Chatbots can change the sentiment in a user reviews.
Photo credit: David Baillot/University of California San Diego

Consumers are 32 per cent more likely to buy a product after reading an AI-generated summary of a review than after reading the original human-written text, according to a new study that quantifies how chatbots can subtly influence decision-making.

Computer scientists at the University of California San Diego found that large language models (LLMs) frequently introduce a “positive framing” bias when condensing information, stripping away nuance and making products sound better than they actually are.

In a paper presented at the International Joint Conference on Natural Language Processing, the researchers revealed that this subtle distortion has a measurable impact on human behaviour.

“We did not expect how big the impact of the summaries would be,” says Abeer Alessa, the paper’s first author. “Our tests were set in a low-stakes scenario. But in a high-stakes setting, the impact could be much more extreme.”

The polisher effect

The study found that in 26.5 per cent of cases, the AI summary effectively changed the sentiment of the original review, often by smoothing out complaints or amplifying praise.
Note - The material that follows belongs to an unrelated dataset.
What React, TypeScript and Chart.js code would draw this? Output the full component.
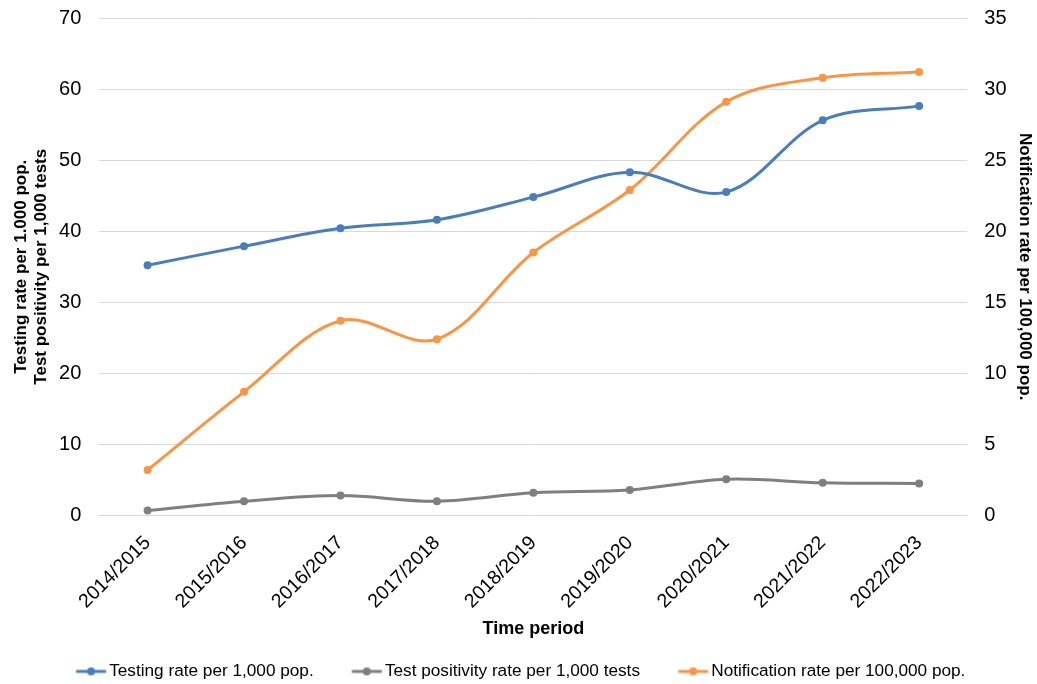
import React, { useEffect, useRef } from "react";
import { Chart, registerables } from "chart.js";

Chart.register(...registerables);

const categories = ["2014/2015", "2015/2016", "2016/2017", "2017/2018", "2018/2019", "2019/2020", "2020/2021", "2021/2022", "2022/2023"];
const testingRate = [35.2, 37.9, 40.4, 41.6, 44.8, 48.3, 45.5, 55.6, 57.6];
const positivityRate = [0.7, 2.0, 2.8, 2.0, 3.2, 3.6, 5.1, 4.6, 4.5];
const notificationRate = [3.2, 8.7, 13.7, 12.4, 18.5, 22.9, 29.1, 30.8, 31.2];
const leftTicks = [0, 10, 20, 30, 40, 50, 60, 70];
const rightTicks = [0, 5, 10, 15, 20, 25, 30, 35];
const seriesLabels = ["Testing rate per 1,000 pop.", "Test positivity rate per 1,000 tests", "Notification rate per 100,000 pop."];

const BLUE = "#4a7ebb";
const GREY = "#7f7f7f";
const ORANGE = "#f79646";
const FONT = "'Liberation Sans', Arial, sans-serif";
const LEGEND_GAP = "        \u2009";

function legendMarker(color: string): HTMLCanvasElement {
  // 60 px wide image, centred on a 20 px legend box: marker sits just left of the text
  const c = document.createElement("canvas");
  c.width = 60;
  c.height = 12;
  const ctx = c.getContext("2d")!;
  ctx.strokeStyle = color;
  ctx.lineWidth = 3;
  ctx.beginPath();
  ctx.moveTo(15.5, 6);
  ctx.lineTo(45.5, 6);
  ctx.stroke();
  ctx.fillStyle = color;
  ctx.beginPath();
  ctx.arc(30.5, 6, 4, 0, Math.PI * 2);
  ctx.fill();
  return c;
}

const fixTop = (scale: any) => {
  scale.paddingTop = 18;
};

export default function App() {
  const ref = useRef<HTMLCanvasElement>(null);
  useEffect(() => {
    if (!ref.current) return;
    const markers = [legendMarker(BLUE), legendMarker(GREY), legendMarker(ORANGE)];
    const chart = new Chart(ref.current, {
      type: "line",
      data: {
        labels: categories,
        datasets: [
          { label: seriesLabels[0], data: testingRate, borderColor: BLUE, backgroundColor: BLUE, yAxisID: "y" },
          { label: seriesLabels[1], data: positivityRate, borderColor: GREY, backgroundColor: GREY, yAxisID: "y" },
          { label: seriesLabels[2], data: notificationRate, borderColor: ORANGE, backgroundColor: ORANGE, yAxisID: "y1" },
        ],
      },
      options: {
        animation: false,
        responsive: true,
        maintainAspectRatio: false,
        elements: {
          line: { borderWidth: 3, tension: 0.35 },
          point: { radius: 4, borderWidth: 0, hoverRadius: 4 },
        },
        layout: { padding: { left: 11, right: 2, top: 0, bottom: -6 } },
        scales: {
          x: {
            offset: true,
            grid: { display: false, drawTicks: false },
            border: { display: false },
            ticks: { color: "#000", font: { family: FONT, size: 19.5 }, maxRotation: 45, minRotation: 45, padding: 16 },
            title: { display: true, text: "Time period", color: "#000", font: { family: FONT, size: 18, weight: "bold" }, padding: { top: -11, bottom: 22 } },
          },
          y: {
            position: "left",
            min: 0,
            max: 70,
            afterBuildTicks: (axis: any) => { axis.ticks = leftTicks.map((v) => ({ value: v })); },
            afterFit: fixTop,
            grid: { color: "#d9d9d9", lineWidth: 1, drawTicks: false },
            border: { display: false },
            ticks: { color: "#000", font: { family: FONT, size: 20 }, padding: 18 },
            title: {
              display: true,
              text: ["Testing rate per 1.000 pop.", "Test positivity per 1,000 tests"],
              color: "#000",
              font: { family: FONT, size: 17, weight: "bold", lineHeight: 1.18 },
              padding: { top: 0, bottom: -10 },
            },
          },
          y1: {
            position: "right",
            min: 0,
            max: 35,
            afterBuildTicks: (axis: any) => { axis.ticks = rightTicks.map((v) => ({ value: v })); },
            afterFit: fixTop,
            grid: { display: false, drawTicks: false },
            border: { display: false },
            ticks: { color: "#000", font: { family: FONT, size: 20 }, padding: 17 },
            title: {
              display: true,
              text: "Notification rate per 100,000 pop.",
              color: "#000",
              font: { family: FONT, size: 17, weight: "bold" },
              padding: { top: 0, bottom: -9 },
            },
          },
        },
        plugins: {
          legend: {
            position: "bottom",
            labels: {
              usePointStyle: true,
              pointStyleWidth: 20,
              color: "#000",
              font: { family: FONT, size: 17.2 },
              padding: 1,
              generateLabels: (ch: any) =>
                ch.data.datasets.map((ds: any, i: number) => ({
                  text: i < ch.data.datasets.length - 1 ? ds.label + LEGEND_GAP : ds.label,
                  fillStyle: ds.borderColor,
                  strokeStyle: ds.borderColor,
                  pointStyle: markers[i],
                  hidden: false,
                  datasetIndex: i,
                  lineWidth: 0,
                  fontColor: "#000",
                })),
            },
          },
          tooltip: { enabled: false },
        },
      },
    });
    return () => chart.destroy();
  }, []);
  return (
    <div style={{ position: "fixed", left: 0, top: 0, width: 1037, height: 684, background: "#fff" }}>
      <canvas ref={ref} />
    </div>
  );
}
This happens partly because models often rely heavily on the beginning of a text, ignoring crucial details or critiques that appear later.
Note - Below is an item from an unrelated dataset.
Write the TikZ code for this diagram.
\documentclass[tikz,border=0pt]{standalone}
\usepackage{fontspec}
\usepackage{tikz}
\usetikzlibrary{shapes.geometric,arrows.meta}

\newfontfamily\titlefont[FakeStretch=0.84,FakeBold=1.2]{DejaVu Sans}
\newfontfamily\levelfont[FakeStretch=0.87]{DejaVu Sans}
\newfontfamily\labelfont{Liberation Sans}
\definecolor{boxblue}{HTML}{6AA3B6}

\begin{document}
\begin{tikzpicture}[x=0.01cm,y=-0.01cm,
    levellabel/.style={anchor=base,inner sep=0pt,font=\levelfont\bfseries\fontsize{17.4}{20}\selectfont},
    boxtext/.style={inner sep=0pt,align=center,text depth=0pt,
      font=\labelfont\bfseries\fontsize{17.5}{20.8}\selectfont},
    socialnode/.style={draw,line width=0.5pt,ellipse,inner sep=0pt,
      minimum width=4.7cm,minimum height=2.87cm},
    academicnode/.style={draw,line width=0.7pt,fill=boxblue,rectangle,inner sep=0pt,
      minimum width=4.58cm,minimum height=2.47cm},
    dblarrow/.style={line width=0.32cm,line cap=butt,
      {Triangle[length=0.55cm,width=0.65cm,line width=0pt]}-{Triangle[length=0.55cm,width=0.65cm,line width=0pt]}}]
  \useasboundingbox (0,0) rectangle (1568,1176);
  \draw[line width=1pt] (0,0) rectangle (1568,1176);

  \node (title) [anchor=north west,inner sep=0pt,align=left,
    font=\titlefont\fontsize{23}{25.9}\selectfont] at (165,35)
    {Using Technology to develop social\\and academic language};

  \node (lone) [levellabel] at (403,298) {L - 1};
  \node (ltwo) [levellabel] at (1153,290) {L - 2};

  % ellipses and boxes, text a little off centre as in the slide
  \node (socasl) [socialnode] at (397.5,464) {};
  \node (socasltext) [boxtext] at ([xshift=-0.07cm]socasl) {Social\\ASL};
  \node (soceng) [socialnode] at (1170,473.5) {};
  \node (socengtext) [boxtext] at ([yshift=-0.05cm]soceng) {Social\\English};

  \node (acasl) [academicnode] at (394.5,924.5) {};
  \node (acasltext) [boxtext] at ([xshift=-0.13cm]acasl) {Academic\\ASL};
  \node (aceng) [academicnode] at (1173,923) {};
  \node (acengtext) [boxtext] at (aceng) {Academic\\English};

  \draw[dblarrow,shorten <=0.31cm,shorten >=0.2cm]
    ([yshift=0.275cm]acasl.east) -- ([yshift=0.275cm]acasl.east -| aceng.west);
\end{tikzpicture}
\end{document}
To test the impact, the team recruited 70 participants to read either original reviews or AI-generated summaries of products such as headsets and radios. The results were stark: 84 per cent of those who read the AI version said they would buy the product, compared to just 52 per cent of those who read the raw human reviews.

Hallucination risks

Beyond shopping, the study highlighted significant reliability issues when chatbots are asked to handle facts outside their training data.

When answering questions about news items — both real and fake — that occurred after their training cutoff, the models hallucinated 60 per cent of the time, often confidently fabricating answers rather than admitting ignorance.

“This consistently low accuracy highlights a critical limitation: the persistent inability to reliably differentiate fact from fabrication,” the researchers write.

No easy fix

The team tested 18 different methods to mitigate these biases, but the results were mixed. While some fixes worked for specific models or scenarios, none were effective across the board, and some even made the models less reliable in other areas.

“There is a difference between fixing bias and hallucinations at large and fixing these issues in specific scenarios and applications,” says Julian McAuley, a professor of computer science at UC San Diego and the paper’s senior author.